Han Dong, a lawmaker from the governing Liberal Party caucus who represents a district in Toronto, allegedly told Beijing’s general consul in early 2021 that the release of the two men should be delayed because an earlier release would benefit the opposition Conservative Party going into an election.
Mr Dong’s resignation is the latest chapter in a growing scandal for the progressive prime minister involving allegations of Chinese meddling in Canada's elections.
China detained Michael Kovrig, a former diplomat, and Michael Spavor, a businessman, in late 2018 on espionage charges. However, the move was widely seen as retaliation for the earlier arrest of Huawei executive Meng Wanzhou in Vancouver on a US extradition request.
Mr Meng, Mr Kovrig and Mr Spavor were released and allowed to return to their countries in September 2021. Mr Dong admitted that he did meet with the diplomat but disputed how the conversation about the men known as the “two Michaels” was characterised.
Canada’s Globe and Mail newspaper had reported that Chinese diplomats and their proxies worked to defeat Conservative politicians considered more hostile towards Beijing during the 2021 election.
Shanghai-born Mr Dong, who moved to Toronto aged 13, was named last month as one of the MPs helped by an election interference network that intelligence agencies claim was run out of the Chinese Consulate in Toronto.
The case has mounted pressure on Mr Trudeau, threatening to bring down his fragile government as lawmakers say that at best he is not taking the allegations seriously and at worst he has something to hide.
The prime minister’s office said on Wednesday that it had only become aware of the controversy when questioned by the newspaper. A spokesman suggested Mr Dong was not acting on behalf of the government, saying the MP was never used as a “back channel”.
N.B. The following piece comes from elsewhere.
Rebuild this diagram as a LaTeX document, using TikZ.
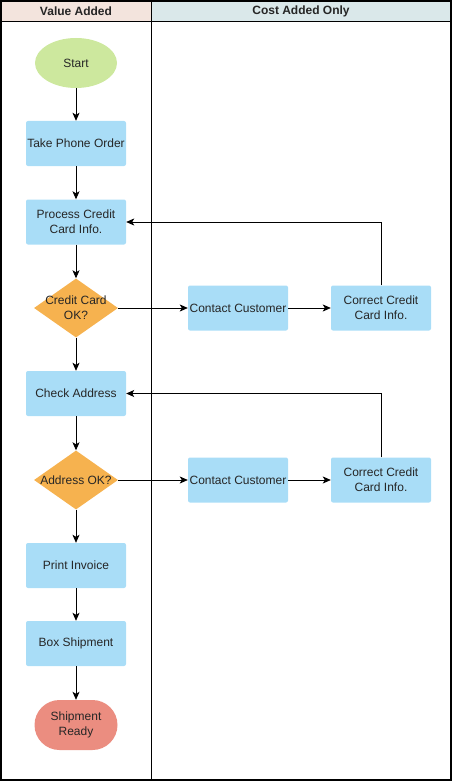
\documentclass[tikz,border=0pt]{standalone}
\usepackage{fontspec}
\setmainfont{Liberation Sans}
\usetikzlibrary{shapes.geometric, arrows.meta}

\definecolor{boxblue}{HTML}{A9DDF7}
\definecolor{decorange}{HTML}{F6B24F}
\definecolor{startgreen}{HTML}{CDE89E}
\definecolor{readyred}{HTML}{EB8D80}
\definecolor{headpink}{HTML}{F3E4DD}
\definecolor{headblue}{HTML}{DAE8EA}

\begin{document}
\begin{tikzpicture}[x = 1pt, y = -1pt,
		every node/.style = {font = \fontsize{12}{15}\selectfont, text = black!85},
		box/.style = {fill = boxblue, rounded corners = 2pt, minimum width = 100pt, minimum height = 45pt, align = center, inner sep = 1pt},
		decision/.style = {diamond, fill = decorange, minimum width = 84pt, minimum height = 59pt, inner sep = 0pt},
		flow/.style = {-{Stealth[length = 8pt, width = 7pt, inset = 2pt]}, thick, black}]
	\useasboundingbox (0,0) rectangle (452,781);
	
	% lanes
	\fill[headpink] (1,1) rectangle (151,21);
	\fill[headblue] (151,1) rectangle (451,21);
	\draw[thick] (1,21) -- (451,21);
	\draw[thick] (151,1) -- (151,779);
	\draw[line width = 2pt] (1,1) rectangle (451,779.5);
	\node[font = \fontsize{12}{13}\selectfont\bfseries] (laneva) at (76,11) {Value Added};
	\node[font = \fontsize{12}{13}\selectfont\bfseries] (laneca) at (301,11) {Cost Added Only};
	
	% value added column
	\node[ellipse, fill = startgreen, minimum width = 82pt, minimum height = 50pt] (start) at (76,63) {Start};
	\node[box] (phone) at (76,143.5) {Take Phone Order};
	\node[box] (process) at (76,222) {Process Credit\\Card Info.};
	\node[decision, label = {[align = center]center:Credit Card\\OK?}] (cardok) at (76,308) {};
	\node[box] (address) at (76,393.5) {Check Address};
	\node[decision, label = {center:Address OK?}] (addrok) at (76,480) {};
	\node[box] (invoice) at (76,565.5) {Print Invoice};
	\node[box] (shipbox) at (76,643.5) {Box Shipment};
	\node[fill = readyred, rounded corners = 25pt, minimum width = 83pt, minimum height = 50pt, align = center] (ready) at (76,725) {Shipment\\Ready};
	
	% cost added column
	\node[box] (contacta) at (238,308) {Contact Customer};
	\node[box] (correcta) at (381,308) {Correct Credit\\Card Info.};
	\node[box] (contactb) at (238,480) {Contact Customer};
	\node[box] (correctb) at (381,480) {Correct Credit\\Card Info.};
	
	% connectors
	\draw[flow] (start) -- (phone);
	\draw[flow] (phone) -- (process);
	\draw[flow] (process) -- (cardok);
	\draw[flow] (cardok) -- (address);
	\draw[flow] (address) -- (addrok);
	\draw[flow] (addrok) -- (invoice);
	\draw[flow] (invoice) -- (shipbox);
	\draw[flow] (shipbox) -- (ready);
	
	\draw[flow] (cardok) -- (contacta);
	\draw[flow] (contacta) -- (correcta);
	\draw[flow] (correcta) |- (process);
	\draw[flow] (addrok) -- (contactb);
	\draw[flow] (contactb) -- (correctb);
	\draw[flow] (correctb) |- (address);
\end{tikzpicture}
\end{document}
Mr Trudeau had dismissed the allegations against Mr Han as racist and defended his caucus member, saying that Canadians of Chinese origin should be encouraged to get involved in politics.
Calls for public inquiry
The prime minister repeatedly resisted calls for a public inquiry, instead announcing he would appoint an “eminent” Canadian as a special rapporteur into the issue of election interference.
Mr Trudeau has said Beijing has attempted to meddle in Canada's elections, but he insists that two reports by an intelligence task force set up to study foreign influence in elections have said the outcome of both the 2019 and 2021 elections were not altered.
In a tearful address to the House of Commons which received a standing ovation, Mr Dong announced he was stepping down from the Liberal Party on Wednesday. He plans to sit as an independent.
“I raised the status of Michael Spavor and Michael Kovrig and called for their immediate release,” Mr Dong said. “At every opportunity before they returned home, I adamantly demanded their release to Canada without delay. Any suggestions otherwise are false and are attempts to mislead you and your readers, and slander me.”
Wang Wenbin, a spokesman for China's minister of foreign affairs, did not comment on the specific allegations against Mr Dong, but has denied that Beijing ever attempted to interfere in Canadian politics.
"China opposes interference in other countries' internal affairs. We have no interest in and will not interfere in Canada's internal affairs," Mr Wenbin said on Thursday.